On 6/11/25 11:02, Andrew MacLeod wrote:
On 6/10/25 17:05, Richard Biener wrote:
Am 10.06.2025 um 22:18 schrieb Andrew MacLeod <amacl...@redhat.com>:
I had a question asked of me, and now I'm passing the buck.
extern void *memcpy(void *, const void *, unsigned int);
extern int memcmp(const void *, const void *, unsigned int);
typedef unsigned long bits32;
typedef unsigned char byte;
static const byte orig[10] = {
'J', '2', 'O', 'Z', 'F', '5', '0', 'F', 'Y', 'L' };
static byte test[10];
int
verify (void)
{
return 0 == memcmp (test, orig, 10 * sizeof (orig[0]));
}
int
benchmark (void)
{
memcpy (test, orig, 10 * sizeof (orig[0]));
return 0;
}
Target is arm-none-eabi, and when compiled with -Os
After the gimple lowering, the verify routine remains the same, but
the benchmark () routine is transformed from a memcpy and becomes:
;; Function benchmark (benchmark, funcdef_no=1, decl_uid=4718,
cgraph_uid=4, symbol_order=3)
int benchmark ()
{
int D.4726;
MEM <unsigned char[10]> [(char * {ref-all})&test] = MEM
<unsigned char[10]> [(char * {ref-all})&orig];
D.4726 = 0;
goto <D.4727>;
<D.4727>:
return D.4726;
}
It appears that forwprop is then transforming the statement to
<bb 2> :
MEM <unsigned char[10]> [(char * {ref-all})&test] = "J2OZF50FYL";
return 0;
And in the final output, there are now 2 copies of the original
character data:
orig:
.ascii "J2OZF50FYL"
.space 2
.LC0:
.ascii "J2OZF50FYL"
.bss
and I presume that new string is a copy of the orig text that
forwprop has created for some reason.
Whats going on, and is there a way to disable this? Either at the
lowering stage or in forwprop? At -Os, they are not thrilled that
a bunch more redundant text is being generated in the object file.

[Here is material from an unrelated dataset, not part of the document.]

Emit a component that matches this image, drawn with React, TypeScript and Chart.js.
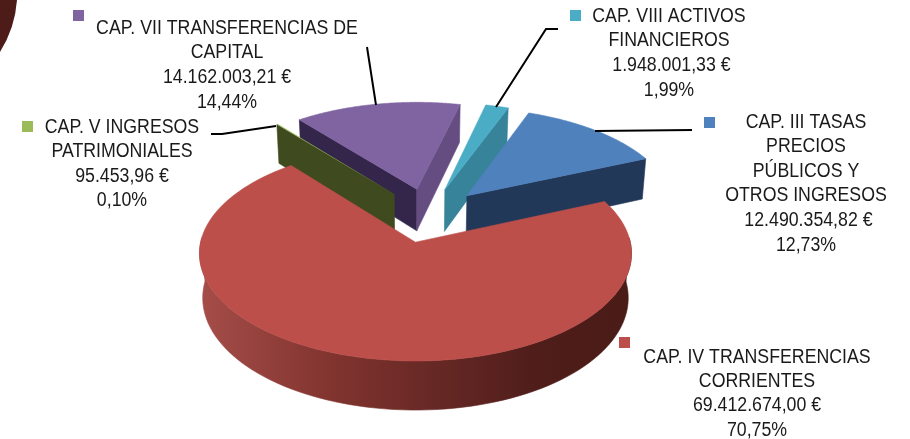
import { useEffect, useRef } from "react";
import { Chart, registerables } from "chart.js";

Chart.register(...registerables);

const categories = [
  "CAP. III TASAS PRECIOS PÚBLICOS Y OTROS INGRESOS",
  "CAP. IV TRANSFERENCIAS CORRIENTES",
  "CAP. V INGRESOS PATRIMONIALES",
  "CAP. VII TRANSFERENCIAS DE CAPITAL",
  "CAP. VIII ACTIVOS FINANCIEROS",
];
const values = [12490354.82, 69412674.0, 95453.96, 14162003.21, 1948001.33];
const amountLabels = [" 12.490.354,82 €", "69.412.674,00 €", "95.453,96 €", "14.162.003,21 €", " 1.948.001,33 €"];
const percentLabels = ["12,73%", "70,75%", "0,10%", "14,44%", "1,99%"];
const nameLines = [
  ["CAP. III TASAS", "PRECIOS", "PÚBLICOS Y", "OTROS INGRESOS"],
  ["CAP. IV TRANSFERENCIAS", "CORRIENTES"],
  ["CAP. V INGRESOS", "PATRIMONIALES"],
  ["CAP. VII TRANSFERENCIAS DE", "CAPITAL"],
  ["CAP. VIII ACTIVOS", "FINANCIEROS"],
];
const topColors = ["#4f81bd", "#bd4f4b", "#9bbb59", "#8064a2", "#4bacc6"];
const startWallColors = ["#223859", "#4d1c18", "#404a1f", "#33264a", "#37839a"];
const endWallColors = ["#223859", "#4d1c18", "#404a1f", "#654d82", "#37839a"];

const labelBoxes = [
  { cx: 806, y: 122, step: 24.6, sq: [704, 117] },
  { cx: 757, y: 357, step: 24.4, sq: [619, 337] },
  { cx: 122, y: 127, step: 24.6, sq: [22, 121] },
  { cx: 227, y: 28, step: 24.8, sq: [73, 10] },
  { cx: 669, y: 16, step: 24.8, sq: [570, 10] },
];
const leaders = [
  [[692, 130], [595, 131]],
  [],
  [[211, 134], [222, 134], [276, 126]],
  [[367, 47], [376, 105]],
  [[558, 29], [546, 29], [496, 107]],
];

const CX = 415, CY = 243, AX = 215, BY = 106.5, P = 0.105, H = 44;
const SHIFT_X = 0.067, SHIFT_Y = -0.27;
const TEXT_STRETCH = 0.865;

function project(X: number, Y: number, lower: boolean): [number, number] {
  const s = 1 / (1 - P * Y);
  if (lower) return [CX + AX * 0.985 * X * s, CY + (BY * Y + H) * s];
  return [CX + AX * X * s, CY + BY * Y * s];
}

function poly(ctx: CanvasRenderingContext2D, pts: [number, number][], fill: string | CanvasGradient, edge = true) {
  ctx.beginPath();
  pts.forEach((p, i) => (i ? ctx.lineTo(p[0], p[1]) : ctx.moveTo(p[0], p[1])));
  ctx.closePath();
  ctx.fillStyle = fill;
  ctx.fill();
  if (edge) {
    ctx.strokeStyle = fill;
    ctx.lineWidth = 0.6;
    ctx.stroke();
  }
}

const pie3d = {
  id: "pie3d",
  beforeDatasetsDraw(chart: any) {
    const ctx: CanvasRenderingContext2D = chart.ctx;
    const arcs = chart.getDatasetMeta(0).data;
    ctx.save();

    // dark remnant in the top-left corner of the picture
    ctx.beginPath();
    ctx.moveTo(0, 0);
    ctx.lineTo(17, 0);
    ctx.quadraticCurveTo(15, 28, 0, 52);
    ctx.closePath();
    ctx.fillStyle = "#4d1c18";
    ctx.fill();

    const order = [4, 3, 2, 0, 1];
    for (const i of order) {
      const a = arcs[i];
      const R = a.outerRadius;
      const off = a.options.offset / R;
      const mid = (a.startAngle + a.endAngle) / 2;
      const ox = off * Math.cos(mid) + SHIFT_X;
      const oy = off * Math.sin(mid) + SHIFT_Y;
      const n = 120;
      const rim: { t: number; X: number; Y: number }[] = [];
      for (let k = 0; k <= n; k++) {
        const t = a.startAngle + ((a.endAngle - a.startAngle) * k) / n;
        rim.push({ t, X: ox + Math.cos(t), Y: oy + Math.sin(t) });
      }
      // curved outer wall
      const facing = rim.filter((r) => Math.sin(r.t) > -0.05);
      if (facing.length > 1) {
        const pts: [number, number][] = [
          ...facing.map((r) => project(r.X, r.Y, false)),
          ...[...facing].reverse().map((r) => project(r.X, r.Y, true)),
        ];
        const g = ctx.createLinearGradient(200, 0, 631, 0);
        g.addColorStop(0, "#a54d49");
        g.addColorStop(0.3, "#82342f");
        g.addColorStop(0.55, "#662825");
        g.addColorStop(0.78, "#4f1d1a");
        g.addColorStop(1, "#4a1b17");
        poly(ctx, pts, g);
      }
      // straight walls that turn towards the viewer
      const first = rim[0];
      const last = rim[n];
      if (-Math.cos(a.startAngle) > 0) {
        poly(ctx, [
          project(ox, oy, false),
          project(first.X, first.Y, false),
          project(first.X, first.Y, true),
          project(ox, oy, true),
        ], startWallColors[i]);
      }
      if (Math.cos(a.endAngle) > 0) {
        poly(ctx, [
          project(ox, oy, false),
          project(last.X, last.Y, false),
          project(last.X, last.Y, true),
          project(ox, oy, true),
        ], endWallColors[i]);
      }
      // top face
      poly(
        ctx,
        [project(ox, oy, false), ...rim.map((r) => project(r.X, r.Y, false))],
        topColors[i],
        a.endAngle - a.startAngle > 0.05
      );
    }
    ctx.restore();
    return false;
  },
  afterDraw(chart: any) {
    const ctx: CanvasRenderingContext2D = chart.ctx;
    ctx.save();
    ctx.font = '20.5px "Liberation Sans"';
    ctx.textAlign = "center";
    ctx.textBaseline = "middle";
    categories.forEach((_, i) => {
      const box = labelBoxes[i];
      ctx.fillStyle = topColors[i];
      ctx.fillRect(box.sq[0], box.sq[1], 11, 11);
      ctx.fillStyle = "#1a1a1a";
      const lines = [...nameLines[i], amountLabels[i], percentLabels[i]];
      lines.forEach((line, k) => {
        ctx.save();
        ctx.translate(box.cx, box.y + k * box.step);
        ctx.scale(TEXT_STRETCH, 1);
        ctx.fillText(line, 0, 0);
        ctx.restore();
      });
      const l = leaders[i];
      if (l.length) {
        ctx.beginPath();
        l.forEach((p, k) => (k ? ctx.lineTo(p[0], p[1]) : ctx.moveTo(p[0], p[1])));
        ctx.strokeStyle = "#000";
        ctx.lineWidth = 2;
        ctx.stroke();
      }
    });
    ctx.restore();
  },
};

export default function App() {
  const ref = useRef<HTMLCanvasElement>(null);
  useEffect(() => {
    document.body.style.margin = "0";
    const chart = new Chart(ref.current!, {
      type: "pie",
      data: {
        labels: categories,
        datasets: [{ data: values, backgroundColor: topColors, offset: 27, borderWidth: 0 }],
      },
      options: {
        responsive: false,
        animation: false,
        rotation: 20.7,
        radius: 100,
        plugins: { legend: { display: false }, tooltip: { enabled: false } },
      },
      plugins: [pie3d],
    } as any);
    return () => chart.destroy();
  }, []);
  return (
    <div style={{ width: 910, height: 439, background: "#fff" }}>
      <canvas ref={ref} width={910} height={439} style={{ display: "block", filter: "blur(0.4px)" }} />
    </div>
  );
}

This is a reduced testcase to demonstrate a much larger problem.
The hope is the static var can be elided and the read might be just a
small part. In this case heuristics are misfiring I guess. You’d
have to track down where exactly in folding we are replacing the RHS
of an aggregate copy. I can’t recall off my head.
Richard
heres my traceback where the "magic" happens
#0 fold_ctor_reference (type=0x7fffe9f3be70, ctor=0x7fffe9f2cc00,
poly_offset=..., poly_size=..., from_decl=0x7fffe9c6f980, suboff=0x0)
at /gcc/master/gcc/gcc/gimple-fold.cc:9955
#1 0x0000000001200074 in fold_const_aggregate_ref_1
(t=0x7fffe9f46de8, valueize=0x0) at
/gcc/master/gcc/gcc/gimple-fold.cc:10134
#2 0x0000000001200918 in fold_const_aggregate_ref (t=0x7fffe9f46de8)

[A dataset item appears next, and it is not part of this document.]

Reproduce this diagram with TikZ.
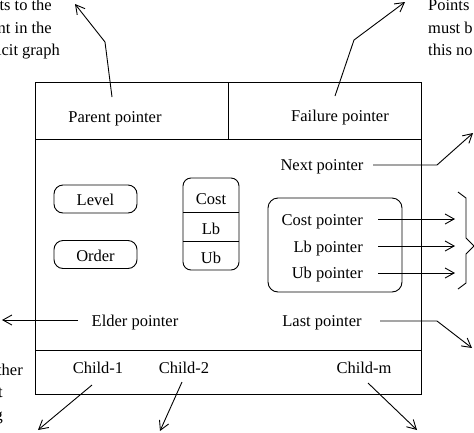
\documentclass[tikz,border=0pt]{standalone}
\usepackage{fontspec}
\setmainfont{Liberation Serif}
\usetikzlibrary{arrows.meta}
\begin{document}
\begin{tikzpicture}[x=1pt,y=-1pt,
  every node/.style={font=\fontsize{16.5}{20}\selectfont, inner sep=0pt, anchor=base},
  ln/.style={line width=0.9pt},
  arr/.style={ln, -{Straight Barb[length=9pt,width=10pt,line width=0.9pt]}},
  fld/.style={draw, line width=0.9pt, rounded corners=9pt, minimum width=83pt, minimum height=28pt, anchor=center},
]
\useasboundingbox (0,0) rectangle (474,432);
\clip (0,0) rectangle (474,432);
% outer record
\draw[ln] (35,82) rectangle (421,394);
\draw[ln] (35,139) -- (421,139);
\draw[ln] (228,82) -- (228,139);
\draw[ln] (35,350) -- (421,350);
% header fields
\node (parent) at (115,122) {Parent pointer};
\node (failure) at (340,121) {Failure pointer};
% next pointer
\node (next) at (322,170) {Next pointer};
% level / order
\node[fld] (level) at (95.5,199) {};
\node at (95.5,205) {Level};
\node[fld] (order) at (95.5,254.5) {};
\node at (95.5,261) {Order};
% cost/lb/ub block
\draw[ln, rounded corners=8pt] (183,178) rectangle (239,270);
\draw[ln] (183,212) -- (239,212);
\draw[ln] (183,241) -- (239,241);
\node (cost) at (211,204) {Cost};
\node (lb) at (211,234) {Lb};
\node (ub) at (211,263) {Ub};
% pointer block
\draw[ln, rounded corners=10pt] (268,198) rectangle (402,292);
\node[anchor=base east] (costp) at (363,225) {Cost pointer};
\node[anchor=base east] (lbp) at (363,252) {Lb pointer};
\node[anchor=base east] (ubp) at (363,278) {Ub pointer};
% elder / last
\node (elder) at (135,326) {Elder pointer};
\node (last) at (322,326) {Last pointer};
% children
\node (c1) at (98,373) {Child-1};
\node (c2) at (184,373) {Child-2};
\node (cm) at (364,373) {Child-m};
% side texts (cropped)
\node[anchor=base east] (tl1) at (52,10) {ts to the};
\node[anchor=base east] (tl2) at (52,33) {nt in the};
\node[anchor=base east] (tl3) at (60,55) {icit graph};
\node[anchor=base west] (tr1) at (428,10) {Points};
\node[anchor=base west] (tr2) at (428,33) {must b};
\node[anchor=base west] (tr3) at (428,55) {this no};
\node[anchor=base east] (bl1) at (23,375) {ther};
\node[anchor=base east] (bl2) at (3,397) {t};
\node[anchor=base east] (bl3) at (3,420) {g};
% connector coordinates
\coordinate (pa0) at (112,97);
\coordinate (pa1) at (105,42);
\coordinate (pa2) at (75,4);
\coordinate (fa0) at (335,96);
\coordinate (fa1) at (354,40);
\coordinate (fa2) at (405,2);
\coordinate (ne0) at (373,165);
\coordinate (ne1) at (437,165);
\coordinate (ne2) at (473,133);
\coordinate (cp0) at (378,219);
\coordinate (cp1) at (455,219);
\coordinate (lp0) at (378,246);
\coordinate (lp1) at (455,246);
\coordinate (up0) at (378,273);
\coordinate (up1) at (455,273);
\coordinate (el0) at (78,320);
\coordinate (el1) at (2,320);
\coordinate (la0) at (380,321);
\coordinate (la1) at (437,321);
\coordinate (la2) at (472,348);
\coordinate (c10) at (92,385);
\coordinate (c11) at (38,430);
\coordinate (c20) at (182,382);
\coordinate (c21) at (160,431);
\coordinate (cm0) at (368,383);
\coordinate (cm1) at (417,430);
% connectors
\draw[arr] (pa0) -- (pa1) -- (pa2);
\draw[arr] (fa0) -- (fa1) -- (fa2);
\draw[arr] (ne0) -- (ne1) -- (ne2);
\draw[arr] (cp0) -- (cp1);
\draw[arr] (lp0) -- (lp1);
\draw[arr] (up0) -- (up1);
\draw[arr] (el0) -- (el1);
\draw[arr] (la0) -- (la1) -- (la2);
\draw[arr] (c10) -- (c11);
\draw[arr] (c20) -- (c21);
\draw[arr] (cm0) -- (cm1);
% brace
\draw[ln] (458,192) -- (466,198) -- (466,238) -- (474,246) -- (466,254) -- (466,283) -- (458,289);
\end{tikzpicture}
\end{document}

at /gcc/master/gcc/gcc/gimple-fold.cc:10213
#3 0x00000000011db1aa in maybe_fold_reference (expr=0x7fffe9f46de8)
at /gcc/master/gcc/gcc/gimple-fold.cc:325
#4 0x00000000011db8bf in fold_gimple_assign (si=0x7fffffffd410) at
/gcc/master/gcc/gcc/gimple-fold.cc:473
#5 0x00000000011f20d5 in fold_stmt_1 (gsi=0x7fffffffd410,
inplace=false, valueize=0x18d3b10 <fwprop_ssa_val(tree)>,
dce_worklist=0x7fffffffd4c0) at /gcc/master/gcc/gcc/gimple-fold.cc:6648
ctor is a STRING_CST tree and has the string in it : "J2OZF50FYL"
The fold routine gets to :
/* We found the field with exact match. */
if (type
&& useless_type_conversion_p (type, TREE_TYPE (ctor))
&& known_eq (poly_offset, 0U))
return canonicalize_constructor_val (unshare_expr (ctor), from_decl);
I would hazard a guess that it is the "unshare_expr (ctor)" that is
causing the duplication of the string? I presume we have a good
reason for doing this? Perhaps that is a bad thing at -Os? I don't
relally remember all the unsharing details :-)
From this point, the presumed duplication of the string is returned
and there are no other gates before fold_stmt_1 calls
gimple_assign_set_rhs_from_tree (gsi, new_rhs);
with the newly copied and returned string.
I guess an alternate line of questioning is why on x86 we do not turn
the second functions call:
memcpy (test, orig, 10 * sizeof (orig[0]));
into
MEM <unsigned char[10]> [(char * {ref-all})&test] = MEM <unsigned
char[10]> [(char * {ref-all})&orig];
like arm-none-eabi does. It seems that this lowering is triggering
the fold and string duplication.
Andrew
The difference in lowering between my x86 build and the arm build is in
gimple_fold_call:
if (gimple_call_builtin_p (stmt, BUILT_IN_NORMAL))
{
if (gimple_fold_builtin (gsi))
changed = true;
}
on x86, it fails the gimple_call_builtin_p() call, whereas on arm it
does not, and proceeds to fold the builtin
the decl for memcpy on my x86 box has a built_in_class of NOT_BUILT_IN,
whereas on the arm build, it is set to BUILT_IN_NORMAL, which then
proceeds to do the fold.
Where is that determined? I don't see much in the config directories or
other obvious places as to where it is decided that it is a builtin
function or not?
Andrew